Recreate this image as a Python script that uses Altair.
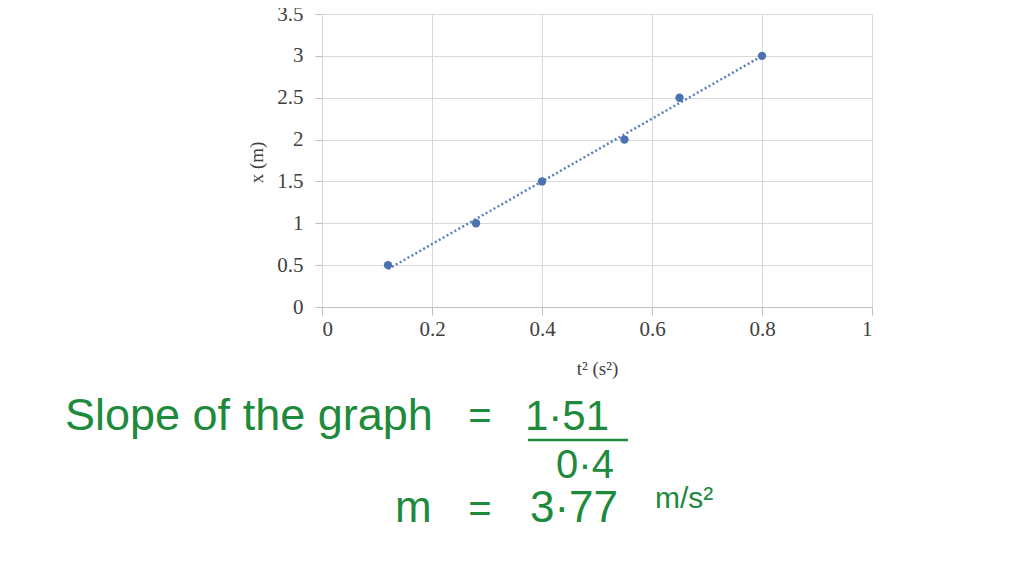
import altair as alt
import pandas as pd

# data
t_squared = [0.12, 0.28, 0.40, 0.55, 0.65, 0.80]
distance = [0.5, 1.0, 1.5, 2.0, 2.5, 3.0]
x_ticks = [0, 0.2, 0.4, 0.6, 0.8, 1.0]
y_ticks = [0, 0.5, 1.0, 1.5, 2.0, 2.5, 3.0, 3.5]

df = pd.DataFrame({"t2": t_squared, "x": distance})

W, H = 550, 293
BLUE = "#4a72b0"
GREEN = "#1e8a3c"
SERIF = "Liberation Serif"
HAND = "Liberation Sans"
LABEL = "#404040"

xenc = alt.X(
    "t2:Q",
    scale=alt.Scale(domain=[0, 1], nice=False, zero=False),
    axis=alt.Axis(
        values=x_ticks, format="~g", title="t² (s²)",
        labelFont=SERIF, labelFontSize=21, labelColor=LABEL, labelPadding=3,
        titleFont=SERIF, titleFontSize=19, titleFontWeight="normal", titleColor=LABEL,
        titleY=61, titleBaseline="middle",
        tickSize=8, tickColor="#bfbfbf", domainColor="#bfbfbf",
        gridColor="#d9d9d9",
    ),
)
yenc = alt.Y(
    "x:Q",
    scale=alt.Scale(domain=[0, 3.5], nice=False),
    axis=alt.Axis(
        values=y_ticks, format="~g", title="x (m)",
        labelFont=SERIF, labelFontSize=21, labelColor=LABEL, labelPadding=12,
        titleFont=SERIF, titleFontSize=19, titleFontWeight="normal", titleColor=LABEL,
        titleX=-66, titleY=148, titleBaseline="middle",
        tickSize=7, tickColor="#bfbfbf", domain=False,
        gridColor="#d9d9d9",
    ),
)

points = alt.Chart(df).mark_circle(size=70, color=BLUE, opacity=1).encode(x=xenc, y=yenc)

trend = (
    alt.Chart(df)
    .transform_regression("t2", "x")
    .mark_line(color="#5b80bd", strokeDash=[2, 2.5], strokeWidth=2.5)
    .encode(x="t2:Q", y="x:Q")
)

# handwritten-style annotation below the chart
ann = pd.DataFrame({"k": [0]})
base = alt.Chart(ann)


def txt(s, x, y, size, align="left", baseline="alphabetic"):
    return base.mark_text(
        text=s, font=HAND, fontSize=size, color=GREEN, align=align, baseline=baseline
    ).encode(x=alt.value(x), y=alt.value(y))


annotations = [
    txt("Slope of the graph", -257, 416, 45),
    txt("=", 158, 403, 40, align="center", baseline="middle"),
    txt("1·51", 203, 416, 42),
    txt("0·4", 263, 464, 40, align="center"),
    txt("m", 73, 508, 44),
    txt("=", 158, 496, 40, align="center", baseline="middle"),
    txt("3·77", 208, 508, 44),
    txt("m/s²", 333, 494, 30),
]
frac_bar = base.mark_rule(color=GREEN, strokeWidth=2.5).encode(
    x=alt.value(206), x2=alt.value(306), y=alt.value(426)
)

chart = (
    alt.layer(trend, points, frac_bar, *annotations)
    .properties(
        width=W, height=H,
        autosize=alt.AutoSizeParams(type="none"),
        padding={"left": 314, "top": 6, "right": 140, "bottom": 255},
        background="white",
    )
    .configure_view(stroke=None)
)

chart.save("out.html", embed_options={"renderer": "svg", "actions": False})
==============================
● **TASK TO CARRY OUT**:
Starting with the first line of the data above and ending with the line containing "import pandas as pd", please restate every line exactly, leaving images out.

● **OUTPUT OF THE TASK**:
Recreate this image as a Python script that uses Altair.
import altair as alt
import pandas as pd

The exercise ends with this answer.